**Stated exercise:**
Keep only the lines from the top of the listing through the one with "3.8, 4.0, 4.2, 4.4, 4.6, 4.8, 5.0]", and reproduce them unaltered.
▬▬▬▬▬▬▬▬▬▬
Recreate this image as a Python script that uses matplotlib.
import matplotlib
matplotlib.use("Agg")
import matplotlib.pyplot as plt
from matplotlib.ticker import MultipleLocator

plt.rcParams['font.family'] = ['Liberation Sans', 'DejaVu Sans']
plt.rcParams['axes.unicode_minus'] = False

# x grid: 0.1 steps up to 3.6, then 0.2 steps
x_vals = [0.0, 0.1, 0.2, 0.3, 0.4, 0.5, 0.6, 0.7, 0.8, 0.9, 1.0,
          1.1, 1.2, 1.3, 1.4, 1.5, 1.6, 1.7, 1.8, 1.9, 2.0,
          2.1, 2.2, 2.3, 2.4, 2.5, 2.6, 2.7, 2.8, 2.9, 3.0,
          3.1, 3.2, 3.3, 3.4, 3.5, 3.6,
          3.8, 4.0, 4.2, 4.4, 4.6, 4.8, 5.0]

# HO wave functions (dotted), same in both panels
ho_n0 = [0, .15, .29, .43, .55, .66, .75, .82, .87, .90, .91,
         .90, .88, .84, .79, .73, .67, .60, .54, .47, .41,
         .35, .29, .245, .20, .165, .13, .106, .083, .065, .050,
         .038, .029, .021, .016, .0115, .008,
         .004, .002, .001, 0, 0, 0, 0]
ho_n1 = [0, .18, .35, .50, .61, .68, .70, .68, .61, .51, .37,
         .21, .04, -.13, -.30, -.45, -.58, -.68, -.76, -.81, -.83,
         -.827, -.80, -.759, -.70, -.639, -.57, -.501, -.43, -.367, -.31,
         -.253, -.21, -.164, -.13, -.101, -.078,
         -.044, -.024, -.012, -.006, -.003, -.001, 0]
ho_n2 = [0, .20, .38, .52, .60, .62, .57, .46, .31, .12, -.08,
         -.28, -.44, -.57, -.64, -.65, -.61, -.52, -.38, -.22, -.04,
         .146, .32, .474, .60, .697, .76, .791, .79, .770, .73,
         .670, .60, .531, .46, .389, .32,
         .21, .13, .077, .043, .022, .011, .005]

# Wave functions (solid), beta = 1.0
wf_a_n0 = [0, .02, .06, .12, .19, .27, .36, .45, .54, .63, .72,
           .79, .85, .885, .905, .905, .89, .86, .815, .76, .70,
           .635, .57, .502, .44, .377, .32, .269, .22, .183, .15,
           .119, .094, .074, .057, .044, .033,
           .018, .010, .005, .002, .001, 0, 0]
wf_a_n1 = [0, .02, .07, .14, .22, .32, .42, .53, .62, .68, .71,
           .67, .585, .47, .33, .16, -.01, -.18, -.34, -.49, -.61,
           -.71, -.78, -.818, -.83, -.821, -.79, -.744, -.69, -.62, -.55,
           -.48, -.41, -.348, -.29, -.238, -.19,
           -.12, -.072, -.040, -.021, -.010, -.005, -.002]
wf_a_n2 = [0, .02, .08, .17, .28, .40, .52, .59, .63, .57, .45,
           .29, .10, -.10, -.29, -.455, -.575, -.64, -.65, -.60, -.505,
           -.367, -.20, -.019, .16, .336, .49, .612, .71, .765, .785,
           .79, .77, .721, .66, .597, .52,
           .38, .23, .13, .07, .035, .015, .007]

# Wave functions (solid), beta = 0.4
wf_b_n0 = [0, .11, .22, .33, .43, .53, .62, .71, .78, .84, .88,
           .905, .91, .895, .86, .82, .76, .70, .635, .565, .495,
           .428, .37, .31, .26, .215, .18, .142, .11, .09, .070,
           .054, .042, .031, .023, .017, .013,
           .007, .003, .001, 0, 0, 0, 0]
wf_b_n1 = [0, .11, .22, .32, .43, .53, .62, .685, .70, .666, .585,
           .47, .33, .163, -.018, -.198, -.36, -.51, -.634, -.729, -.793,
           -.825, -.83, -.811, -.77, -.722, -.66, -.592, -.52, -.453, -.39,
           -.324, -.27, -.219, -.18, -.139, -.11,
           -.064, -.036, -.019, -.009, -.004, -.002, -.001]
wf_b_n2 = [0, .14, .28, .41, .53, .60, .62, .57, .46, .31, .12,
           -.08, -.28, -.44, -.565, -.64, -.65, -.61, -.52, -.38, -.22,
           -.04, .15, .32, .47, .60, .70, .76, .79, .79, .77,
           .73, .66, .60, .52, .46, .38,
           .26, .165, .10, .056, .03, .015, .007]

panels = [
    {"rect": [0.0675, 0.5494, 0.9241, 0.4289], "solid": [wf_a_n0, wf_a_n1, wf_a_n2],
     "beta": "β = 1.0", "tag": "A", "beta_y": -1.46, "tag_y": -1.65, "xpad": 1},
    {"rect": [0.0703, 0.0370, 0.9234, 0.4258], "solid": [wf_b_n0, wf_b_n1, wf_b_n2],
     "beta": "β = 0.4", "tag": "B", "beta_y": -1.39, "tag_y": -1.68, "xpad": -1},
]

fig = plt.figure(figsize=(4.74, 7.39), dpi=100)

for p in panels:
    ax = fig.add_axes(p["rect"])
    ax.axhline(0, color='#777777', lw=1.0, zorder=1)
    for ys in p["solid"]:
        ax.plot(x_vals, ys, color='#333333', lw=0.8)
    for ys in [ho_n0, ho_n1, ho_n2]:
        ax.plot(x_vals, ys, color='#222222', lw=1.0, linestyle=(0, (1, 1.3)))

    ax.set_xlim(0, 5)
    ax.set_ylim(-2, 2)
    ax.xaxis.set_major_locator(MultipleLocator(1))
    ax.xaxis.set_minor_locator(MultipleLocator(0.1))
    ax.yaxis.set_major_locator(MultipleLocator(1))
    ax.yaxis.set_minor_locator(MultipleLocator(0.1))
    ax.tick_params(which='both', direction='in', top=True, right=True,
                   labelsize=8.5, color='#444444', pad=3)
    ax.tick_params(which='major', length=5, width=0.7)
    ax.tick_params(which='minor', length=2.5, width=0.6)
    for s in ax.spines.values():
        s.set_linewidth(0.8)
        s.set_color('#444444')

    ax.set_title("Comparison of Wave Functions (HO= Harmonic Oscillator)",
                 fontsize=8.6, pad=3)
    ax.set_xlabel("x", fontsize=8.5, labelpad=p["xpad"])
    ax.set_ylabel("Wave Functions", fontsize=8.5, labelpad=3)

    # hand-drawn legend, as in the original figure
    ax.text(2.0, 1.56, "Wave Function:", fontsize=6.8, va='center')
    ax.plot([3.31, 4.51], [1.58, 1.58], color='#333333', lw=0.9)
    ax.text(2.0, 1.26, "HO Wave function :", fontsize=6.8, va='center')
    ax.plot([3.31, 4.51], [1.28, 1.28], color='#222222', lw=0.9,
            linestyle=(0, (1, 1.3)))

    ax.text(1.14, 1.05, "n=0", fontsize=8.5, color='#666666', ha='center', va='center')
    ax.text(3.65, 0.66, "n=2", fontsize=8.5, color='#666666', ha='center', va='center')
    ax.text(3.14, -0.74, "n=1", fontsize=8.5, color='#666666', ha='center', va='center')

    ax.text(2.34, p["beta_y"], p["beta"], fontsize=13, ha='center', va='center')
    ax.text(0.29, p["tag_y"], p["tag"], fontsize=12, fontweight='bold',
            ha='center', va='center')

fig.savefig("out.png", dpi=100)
▬▬▬▬▬▬▬▬▬▬
**Exercise answer:**
Recreate this image as a Python script that uses matplotlib.
import matplotlib
matplotlib.use("Agg")
import matplotlib.pyplot as plt
from matplotlib.ticker import MultipleLocator

plt.rcParams['font.family'] = ['Liberation Sans', 'DejaVu Sans']
plt.rcParams['axes.unicode_minus'] = False

# x grid: 0.1 steps up to 3.6, then 0.2 steps
x_vals = [0.0, 0.1, 0.2, 0.3, 0.4, 0.5, 0.6, 0.7, 0.8, 0.9, 1.0,
          1.1, 1.2, 1.3, 1.4, 1.5, 1.6, 1.7, 1.8, 1.9, 2.0,
          2.1, 2.2, 2.3, 2.4, 2.5, 2.6, 2.7, 2.8, 2.9, 3.0,
          3.1, 3.2, 3.3, 3.4, 3.5, 3.6,
          3.8, 4.0, 4.2, 4.4, 4.6, 4.8, 5.0]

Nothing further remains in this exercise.